Each level reflects a level of cognitive complexity achieved in the learning progression, with the prior levels being requisite for advancing to the next level. In other words, a student functioning at the analyzing level has also mastered the material at the remembering, understanding, and applying levels.

Additionally, the revised version of Bloom’s taxonomy provides an expanded two-dimensional perspective on learning that also considers the type of knowledge being learned. The types of knowledge are divided into four main categories: factual knowledge, conceptual knowledge, procedural knowledge, and metacognitive knowledge. The Critical Thinking Framework matrix can be referenced for a more complex understanding of how the type of knowledge interplays with the stages of Bloom’s learning progression.
The goal for University of Phoenix facilitators is to achieve the most complex level of critical thinking in students. The more deeply a student synthesizes information, the more critically he or she considers a topic. Not understanding a subject deeply enough may be a barrier to critical thinking—in and out of the classroom.
The work of Bloom, originally relating to education, is easily transferable to most fields. The taxonomy emphasizes more of what we do with knowledge than examining the quality or nature of what we know.


The Affective Domain 
Bloom’s taxonomy, focusing on educational objectives, also examines how the affective domain of the learner is critical to the quality of the learning experience. “Cognitive objectives are satisfied when students obtain an appropriate level of knowledge, and affective objectives are satisfied when students obtain an appropriate level of internalization or value for the content” (Bolin, Khramtsova, &; Saarnio, 2005, p. 154). 


The critical thinking process considers the five affective levels and addresses learner emotions toward learning experiences. Similar to the cognitive learning domain, affective levels are progressive, meaning one is learned before moving on to the next category:

  • Receiving is the starting point, which engages a learner’s willingness or ability to listen. The learner acknowledges, listens, and replies.

  • Responding involves actively participating in the learning process. The learner contributes, questions, reacts, and gains satisfaction from active involvement.

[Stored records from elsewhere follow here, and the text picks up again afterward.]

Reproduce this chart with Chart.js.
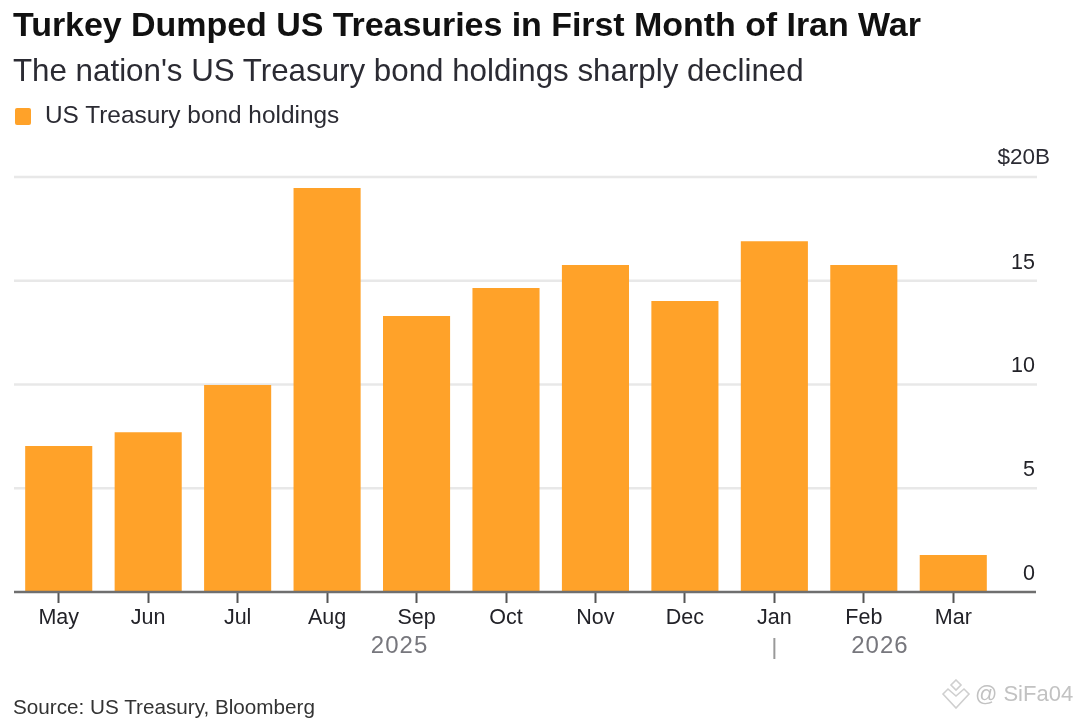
<!DOCTYPE html>
<html><head><meta charset="utf-8">
<script src="https://cdn.jsdelivr.net/npm/chart.js@4"></script>
<style>
html,body{margin:0;padding:0;background:#fff;width:1080px;height:719px;overflow:hidden;font-family:"Liberation Sans",sans-serif}
#t,#s,#l,#f,#w{position:absolute;white-space:nowrap;line-height:1;transform:translateY(-50%)}
#t{left:13px;top:24px;font-size:34px;font-weight:700;color:#111;letter-spacing:-.05px}
#s{left:13px;top:71px;font-size:31.3px;color:#2b2b33}
#l{left:45px;top:115px;font-size:24.4px;color:#2b2b33}
#k{position:absolute;left:15px;top:108px;width:16px;height:17px;background:#ffa229;border-radius:2px}
#f{left:13px;top:707px;font-size:20.7px;color:#333}
#w{left:975px;top:694px;font-size:22px;color:#c2c2c2}
#c{position:absolute;left:0;top:0}
#i{position:absolute;left:941px;top:679px}
</style></head><body>
<canvas id="c" width="1080" height="719"></canvas>
<div id="t">Turkey Dumped US Treasuries in First Month of Iran War</div>
<div id="s">The nation's US Treasury bond holdings sharply declined</div>
<div id="k"></div><div id="l">US Treasury bond holdings</div>
<div id="f">Source: US Treasury, Bloomberg</div>
<svg id="i" width="30" height="30" viewBox="0 0 30 30" fill="none" stroke="#cfcfcf" stroke-width="1.6"><path d="M15 1 L20 6 L15 11 L10 6 Z M2 15 L7 10 L15 17 L23 10 L28 15 L15 29 Z"/></svg>
<div id="w">@ SiFa04</div>
<script>
const categories=["May","Jun","Jul","Aug","Sep","Oct","Nov","Dec","Jan","Feb","Mar"];
const holdings=[7.04,7.7,9.98,19.47,13.3,14.65,15.76,14.02,16.9,15.76,1.78];
const yTicks=[0,5,10,15,20];
const topLabel="$20B";
const yearLabels=[["2025",3.81],["2026",9.18]];
const yearSplit=8;
const frame={id:'frame',
  beforeDatasetsDraw(ch){
    const {ctx,scales:{y}}=ch;ctx.save();
    ctx.strokeStyle='#e8e8e8';ctx.lineWidth=2.5;
    yTicks.filter(v=>v>0).forEach(v=>{const p=y.getPixelForValue(v);
      ctx.beginPath();ctx.moveTo(14,p);ctx.lineTo(1037,p);ctx.stroke();});
    ctx.restore();
  },
  afterDatasetsDraw(ch){
    const {ctx,scales:{x,y}}=ch;ctx.save();
    const b=y.getPixelForValue(0);
    ctx.strokeStyle='#6f6f6f';ctx.lineWidth=2.5;
    ctx.beginPath();ctx.moveTo(14,b);ctx.lineTo(1036,b);ctx.stroke();
    ctx.font='22.5px "Liberation Sans"';ctx.fillStyle='#2b2b33';ctx.textAlign='right';ctx.textBaseline='middle';
    ctx.fillText(topLabel,1050,y.getPixelForValue(20)-19);
    ctx.font='24px "Liberation Sans"';ctx.letterSpacing='1px';ctx.fillStyle='#77777d';ctx.textAlign='center';
    yearLabels.forEach(([t,p])=>ctx.fillText(t,x.getPixelForValue(p),646));
    ctx.strokeStyle='#999';ctx.lineWidth=2;const sx=x.getPixelForValue(yearSplit);
    ctx.beginPath();ctx.moveTo(sx,638);ctx.lineTo(sx,659);ctx.stroke();
    ctx.restore();
  }};
new Chart(document.getElementById('c'),{
  type:'bar',
  data:{labels:categories,datasets:[{data:holdings,backgroundColor:'#ffa229',categoryPercentage:.75,barPercentage:1}]},
  plugins:[frame],
  options:{responsive:false,animation:false,
    layout:{padding:{left:14,top:177,right:45,bottom:0}},
    plugins:{legend:{display:false},tooltip:{enabled:false}},
    scales:{
      x:{grid:{display:true,offset:false,drawOnChartArea:false,drawTicks:true,tickLength:11,color:'#555',tickWidth:2},border:{display:false},
        afterFit(a){a.height=127;},
        ticks:{color:'#222228',font:{size:21.5},padding:2,maxRotation:0,autoSkip:false}},
      y:{position:'right',min:0,max:20,afterBuildTicks(a){a.ticks=yTicks.map(v=>({value:v}));},
        grid:{display:false,drawTicks:false},border:{display:false},
        afterFit(a){a.width=37;},
        ticks:{color:'#222228',font:{size:21.5},padding:0,crossAlign:'far',labelOffset:-18,
          callback:v=>v===20?'':String(v)}}
    }}
});
</script></body></html>
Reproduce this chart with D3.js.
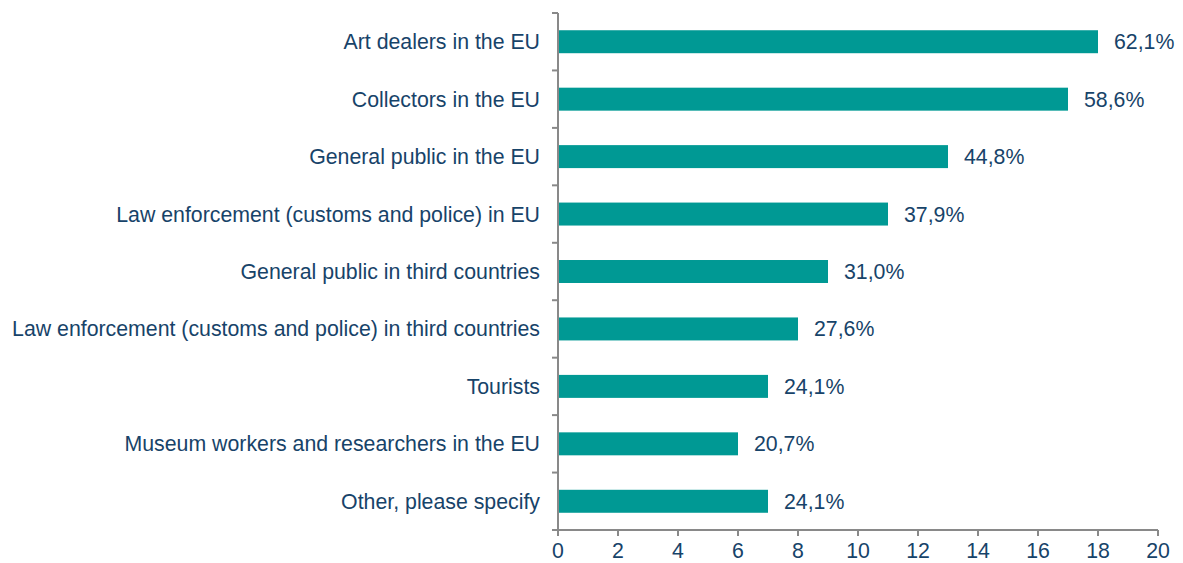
<!DOCTYPE html>
<html><head><meta charset="utf-8">
<script src="https://cdn.jsdelivr.net/npm/d3@7"></script>
<style>
body{margin:0;background:#fff;}
text{font-family:"Liberation Sans",Arial,sans-serif;}
</style></head>
<body><svg id="c" width="1183" height="563"></svg>
<script>
const categories = ["Art dealers in the EU","Collectors in the EU","General public in the EU","Law enforcement (customs and police) in EU","General public in third countries","Law enforcement (customs and police) in third countries","Tourists","Museum workers and researchers in the EU","Other, please specify"];
const values = [18,17,13,11,9,8,7,6,7];
const pctLabels = ["62,1%","58,6%","44,8%","37,9%","31,0%","27,6%","24,1%","20,7%","24,1%"];
const xTicks = [0,2,4,6,8,10,12,14,16,18,20];

(function(){
const svg = d3.select("#c");
const mL = 558, mR = 1158, mT = 13, mB = 530;
const textColor = "#174369", axisColor = "#898989", barColor = "#009994";
const fs = 21.3;

const x = d3.scaleLinear().domain([0,20]).range([mL,mR]);
const y = d3.scaleBand().domain(categories).range([mT,mB]).paddingInner(0.6).paddingOuter(0.3);
const yb = d3.scaleBand().domain(categories).range([mT,mB]);

svg.selectAll("rect.bar").data(values).enter().append("rect")
  .attr("x", x(0)).attr("y",(d,i)=>y(categories[i]))
  .attr("width", d=>x(d)-x(0)).attr("height", y.bandwidth())
  .attr("fill", barColor);

svg.selectAll("text.val").data(values).enter().append("text")
  .attr("x", d=>x(d)+16).attr("y",(d,i)=>y(categories[i])+y.bandwidth()/2)
  .attr("dy","0.35em").attr("font-size",fs).attr("fill",textColor)
  .text((d,i)=>pctLabels[i]);

svg.selectAll("text.cat").data(categories).enter().append("text")
  .attr("x", mL-18).attr("y", d=>yb(d)+yb.bandwidth()/2)
  .attr("dy","0.35em").attr("text-anchor","end").attr("font-size",fs).attr("fill",textColor)
  .text(d=>d);

const g = svg.append("g").attr("stroke",axisColor).attr("stroke-width",2);
g.append("line").attr("x1",mL).attr("x2",mL).attr("y1",mT).attr("y2",mB);
const bounds = categories.map(c=>yb(c)).concat([mB]);
g.selectAll("line.yt").data(bounds).enter().append("line")
  .attr("x1",mL-6).attr("x2",mL).attr("y1",d=>d).attr("y2",d=>d);
g.append("line").attr("x1",mL-6).attr("x2",mR).attr("y1",mB).attr("y2",mB);
g.selectAll("line.xt").data(xTicks).enter().append("line")
  .attr("x1",d=>x(d)).attr("x2",d=>x(d)).attr("y1",mB).attr("y2",mB+6);
svg.selectAll("text.xt").data(xTicks).enter().append("text")
  .attr("x",d=>x(d)).attr("y",mB+28).attr("text-anchor","middle")
  .attr("font-size",fs).attr("fill",textColor).text(d=>d);
})();
</script></body></html>
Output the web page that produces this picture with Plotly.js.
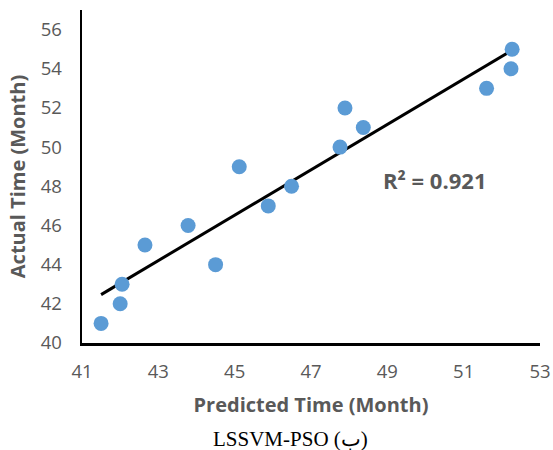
<!DOCTYPE html>
<html>
<head>
<meta charset="utf-8">
<script src="https://cdn.plot.ly/plotly-3.0.1.min.js"></script>
<style>html,body{margin:0;padding:0;background:#fff;}#chart{width:553px;height:450px;}</style>
</head>
<body>
<div id="chart"></div>
<script>
const predicted = [41.5, 42.0, 42.05, 42.65, 43.78, 44.5, 45.12, 45.88, 46.49, 47.76, 47.89, 48.37, 51.6, 52.24, 52.27];
const actual    = [41,   42,   43,    45,    46,    44,   49,    47,    48,    50,    52,    51,    53,   54,    55];
const xTicks = [41, 43, 45, 47, 49, 51, 53];
const yTicks = [40, 42, 44, 46, 48, 50, 52, 54, 56];
const r2Label = "R² = 0.921";
const xTitle = "Predicted Time (Month)";
const yTitle = "Actual Time (Month)";
const caption = "LSSVM-PSO (ب)";

// linear trendline from data (least squares)
const n = predicted.length;
const mx = predicted.reduce((a,b)=>a+b,0)/n;
const my = actual.reduce((a,b)=>a+b,0)/n;
let sxy=0, sxx=0;
for (let i=0;i<n;i++){ sxy += (predicted[i]-mx)*(actual[i]-my); sxx += (predicted[i]-mx)**2; }
const slope = sxy/sxx, icpt = my - slope*mx;
const xmin = Math.min(...predicted), xmax = Math.max(...predicted);
const trendX = [xmin, xmax];
const trendY = trendX.map(v => icpt + slope*v);

const grey = '#595959';
const data = [
  {x: trendX, y: trendY, mode: 'lines', type: 'scatter', line: {color: '#000', width: 3}, hoverinfo: 'skip'},
  {x: predicted, y: actual, mode: 'markers', type: 'scatter', marker: {color: '#5B9BD5', size: 15}}
];
const layout = {
  width: 553, height: 450,
  margin: {l: 82, r: 13, t: 10, b: 107},
  paper_bgcolor: '#fff', plot_bgcolor: '#fff',
  showlegend: false,
  font: {family: 'Open Sans, sans-serif', color: grey},
  xaxis: {
    range: [41, 53], tickvals: xTicks, ticktext: xTicks.map(String),
    showgrid: false, zeroline: false, showline: true, linecolor: '#000', linewidth: 2.5,
    ticks: '', ticklabelstandoff: 10, tickfont: {size: 18.5, color: grey},
    title: {text: xTitle, font: {size: 20, color: grey, weight: 'bold'}, standoff: 17}
  },
  yaxis: {
    range: [40, 57], tickvals: yTicks, ticktext: yTicks.map(String),
    showgrid: false, zeroline: false, showline: true, linecolor: '#000', linewidth: 2.5,
    ticks: '', ticklabelstandoff: 14, tickfont: {size: 18.5, color: grey},
    title: {text: yTitle, font: {size: 20, color: grey, weight: 'bold'}, standoff: 10}
  },
  annotations: [
    {text: r2Label, xref: 'paper', yref: 'paper', x: 0.652, y: 0.489, xanchor: 'left', yanchor: 'middle',
     showarrow: false, font: {size: 22, color: grey, weight: 'bold'}},
    {text: caption, xref: 'paper', yref: 'paper', x: 0.456, y: -0.287, xanchor: 'center', yanchor: 'middle',
     showarrow: false, font: {size: 21, color: '#000', family: 'Liberation Serif, serif'}}
  ]
};
Plotly.newPlot('chart', data, layout, {displayModeBar: false, staticPlot: true});
</script>
</body>
</html>
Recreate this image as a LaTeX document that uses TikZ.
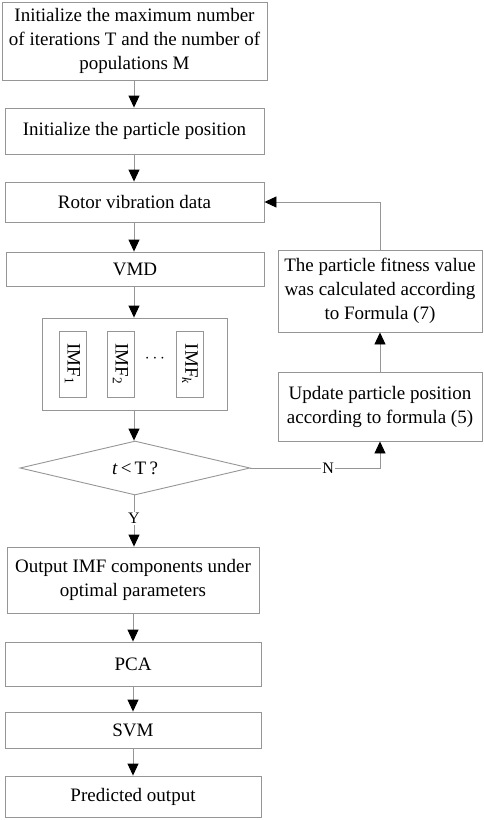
\documentclass[tikz,border=0pt]{standalone}
\usepackage{fontspec}
\setmainfont{Liberation Serif}
\usetikzlibrary{arrows.meta,shapes.geometric}
\definecolor{edge}{RGB}{150,150,150}
\begin{document}
\begin{tikzpicture}[x=1pt,y=-1pt,
  box/.style={draw=edge,line width=0.9pt,rectangle,inner sep=0pt,align=center,font=\fontsize{19}{24}\selectfont},
  imf/.style={draw=edge,line width=0.9pt,rectangle,inner sep=0pt,minimum width=27pt,minimum height=66pt},
  imftext/.style={rotate=-90,font=\fontsize{19}{24}\selectfont},
  conn/.style={draw=edge,line width=0.9pt,-{Triangle[length=12pt,width=11pt,fill=black,color=black]}},
  lbl/.style={font=\fontsize{16}{18}\selectfont,fill=white,inner sep=1pt}]
\useasboundingbox (0,0) rectangle (484,820);
\node[box,minimum width=265pt,minimum height=78pt] (init) at (134.5,41) {Initialize the maximum number\\of iterations T and the number of\\populations M};
\node[box,minimum width=259pt,minimum height=46pt] (pos) at (134.5,131) {Initialize the particle position};
\node[box,minimum width=259pt,minimum height=40pt] (rotor) at (134.5,202) {Rotor vibration data};
\node[box,minimum width=258pt,minimum height=34pt] (vmd) at (135,269) {VMD};
\node[box,minimum width=185pt,minimum height=92pt] (cont) at (134.5,364) {};
\node[imf] (i1) at (72.5,364) {};
\node[imf] (i2) at (120.5,364) {};
\node[imf] (ik) at (190,364) {};
\node[imftext] (t1) at (i1) {IMF\textsubscript{1}};
\node[imftext] (t2) at (i2) {IMF\textsubscript{2}};
\node[imftext] (tk) at (ik) {IMF\textsubscript{\textit{k}}};
\node[font=\fontsize{19}{24}\selectfont] (dots) at (155,359) {$\cdots$};
\node[draw=edge,line width=0.9pt,diamond,aspect=4.26,inner sep=0pt,minimum width=230pt,minimum height=54pt,font=\fontsize{19}{24}\selectfont] (dec) at (135,468) {\textit{t}\,<\,T\,?};
\node[box,minimum width=252pt,minimum height=66pt] (out) at (133,580) {Output IMF components under\\optimal parameters};
\node[box,minimum width=256pt,minimum height=44pt] (pca) at (133,664) {PCA};
\node[box,minimum width=256pt,minimum height=36pt] (svm) at (133,730) {SVM};
\node[box,minimum width=256pt,minimum height=41pt] (pred) at (133,796.5) {Predicted output};
\node[box,minimum width=204pt,minimum height=82pt] (fit) at (380,291) {The particle fitness value\\was calculated according\\to Formula (7)};
\node[box,minimum width=204pt,minimum height=69pt] (upd) at (380,406.5) {Update particle position\\according to formula (5)};
\draw[conn] (init.south -| 134,0) -- (pos.north -| 134,0);
\draw[conn] (pos.south -| 134,0) -- (rotor.north -| 134,0);
\draw[conn] (rotor.south -| 134,0) -- (vmd.north -| 134,0);
\draw[conn] (vmd.south -| 134,0) -- (cont.north -| 134,0);
\draw[conn] (cont.south -| 134,0) -- (dec.north -| 134,0);
\draw[conn] (dec.south -| 134,0) -- node[lbl,pos=0.45] {Y} (out.north -| 134,0);
\draw[conn] (out.south -| 133,0) -- (pca.north -| 133,0);
\draw[conn] (pca.south -| 133,0) -- (svm.north -| 133,0);
\draw[conn] (svm.south -| 133,0) -- (pred.north -| 133,0);
\draw[conn] (dec.east) -- node[lbl,pos=0.6] {N} (dec.east -| upd.south) -- (upd.south);
\draw[conn] (upd.north) -- (fit.south);
\draw[conn] (fit.north) |- (rotor.east);
\end{tikzpicture}
\end{document}
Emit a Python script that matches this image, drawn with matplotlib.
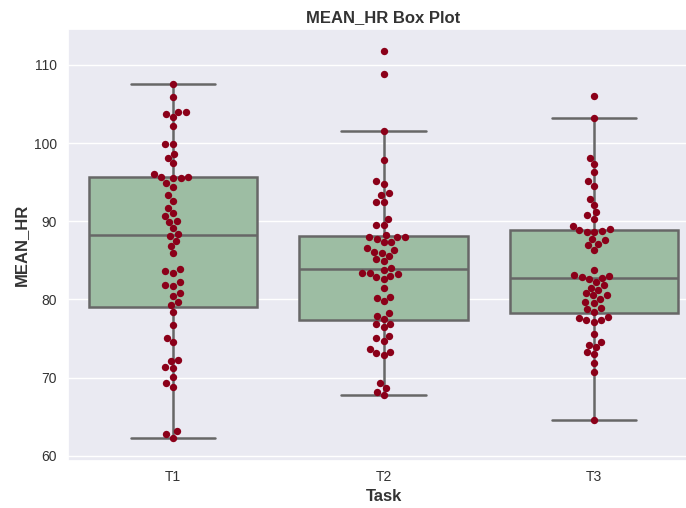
import matplotlib
matplotlib.use("Agg")
import matplotlib.pyplot as plt
import seaborn as sns
import pandas as pd

tasks = ["T1", "T2", "T3"]

t1_values = [107.5, 105.9, 103.7, 104.0, 104.0, 103.3, 102.2, 99.9, 99.9, 98.6,
             98.1, 97.4, 96.0, 95.6, 95.5, 95.5, 95.7, 94.9, 94.4, 93.3,
             92.6, 91.7, 91.0, 90.7, 90.0, 89.9, 89.1, 88.4, 88.1, 87.5,
             86.8, 85.9, 83.6, 83.4, 83.9, 81.8, 81.7, 82.2, 80.8, 80.4,
             79.7, 79.3, 78.4, 76.7, 75.1, 74.5, 72.1, 72.2, 71.3, 71.2,
             70.1, 69.3, 68.8, 62.8, 63.1, 62.3]

t2_values = [111.8, 108.9, 101.6, 97.8, 95.1, 94.8, 93.6, 93.4, 92.5, 92.5,
             90.3, 89.5, 89.5, 88.0, 87.7, 88.2, 87.3, 87.4, 88.0, 88.0,
             86.1, 86.0, 86.3, 86.6, 85.6, 85.2, 84.9, 84.0, 83.8, 83.4,
             83.4, 82.9, 82.6, 83.0, 83.2, 81.4, 80.2, 79.8, 80.3, 77.9,
             78.2, 77.5, 76.8, 76.5, 76.9, 75.0, 74.7, 75.3, 73.7, 73.1,
             72.9, 73.3, 69.3, 68.7, 68.2, 67.8]

t3_values = [106.0, 103.2, 98.1, 97.3, 96.3, 95.1, 94.5, 92.9, 92.1, 91.2,
             90.8, 90.3, 89.4, 88.9, 88.6, 88.6, 88.8, 89.0, 87.7, 87.6,
             87.1, 86.9, 86.3, 83.7, 83.1, 82.6, 83.0, 82.8, 82.9, 82.2,
             81.8, 81.5, 81.2, 80.8, 80.5, 80.5, 80.1, 79.7, 79.5, 78.9,
             78.8, 78.4, 77.6, 77.3, 77.1, 77.4, 77.8, 75.6, 74.6, 73.9,
             74.2, 73.3, 73.0, 71.8, 70.7, 64.6]

yticks = [60, 70, 80, 90, 100, 110]

df = pd.DataFrame({
    "Task": ["T1"] * len(t1_values) + ["T2"] * len(t2_values) + ["T3"] * len(t3_values),
    "MEAN_HR": t1_values + t2_values + t3_values,
})

sns.set_theme(style="darkgrid")
plt.rcParams["font.family"] = ["Liberation Sans", "DejaVu Sans"]

fig = plt.figure(figsize=(6.86, 5.08), dpi=100)
ax = fig.add_axes([67.75 / 686, (508 - 460.7) / 508, 631.5 / 686, (460.7 - 29) / 508])

sns.boxplot(data=df, x="Task", y="MEAN_HR", order=tasks, ax=ax,
            color="#9dbda3", saturation=1, width=0.8, linewidth=1.8,
            linecolor="#676767", fliersize=0)
sns.swarmplot(data=df, x="Task", y="MEAN_HR", order=tasks, ax=ax,
              color="#8b0019", size=5.3, linewidth=0)

ax.set_xlim(-0.5, 2.5)
ax.set_ylim(59.36, 114.6)
ax.set_yticks(yticks)
ax.set_title("MEAN_HR Box Plot", fontsize=12, fontweight="bold", color="#333333", pad=5)
ax.set_xlabel("Task", fontsize=12, fontweight="bold", color="#333333", labelpad=3)
ax.set_ylabel("MEAN_HR", fontsize=12, fontweight="bold", color="#333333", labelpad=3)
ax.tick_params(axis="x", labelsize=10, colors="#333333", pad=1)
ax.tick_params(axis="y", labelsize=10, colors="#333333", pad=2)

fig.savefig("out.png", dpi=100)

  • Valuing is the process in which learners assign worth to specific activities. The learner chooses, joins, shares, and commits to the learning experience.

  • Organizing allows learners to develop an internal value system that organizes values in an order of priority. Learners adapt, modify, explain, and synthesize as they integrate complementary and disparate values; conflict may occur when integrating current values with new and divergent ones.

  • Internalizing values controls behaviors. The learner advocates, encourages, exemplifies, influences, and discloses. Once learners internalize values related to critical thinking, they have a predictable response to situations.
To become a critical thinker, you must understand the barriers that interfere in you students’ ability to think critically about specific issues. At times, they may experience cognitive barriers, such as limited subject knowledge. At other times, they may not have the proper affective disposition to critically consider a topic because of bias or experience. Understanding barriers that limit student skills is the first step toward improving those skills.

Wrap-Up 
Having a critical thinking model helps you understand your students’ current functioning and assist them in improving their critical thinking skills to reach higher levels of cognitive and affective learning. 


References 
Anderson, L. W., & Krathwohl, D. R. (Eds.). (2001). A taxonomy for learning, teaching and assessing: A revision of Bloom's Taxonomy of educational objectives (Complete ed.). New York, NY: Longman.
Bolin, A. U., Khramstova, I., &; Saarnio, D. (2005). Using student journals to stimulate authentic learning: Balancing Bloom’s cognitive and affective domains. Teaching of Psychology 32(3), 154–159.
Harrow, A. J. (1972). A taxonomy of the psychomotor domain. New York, NY: David McKay.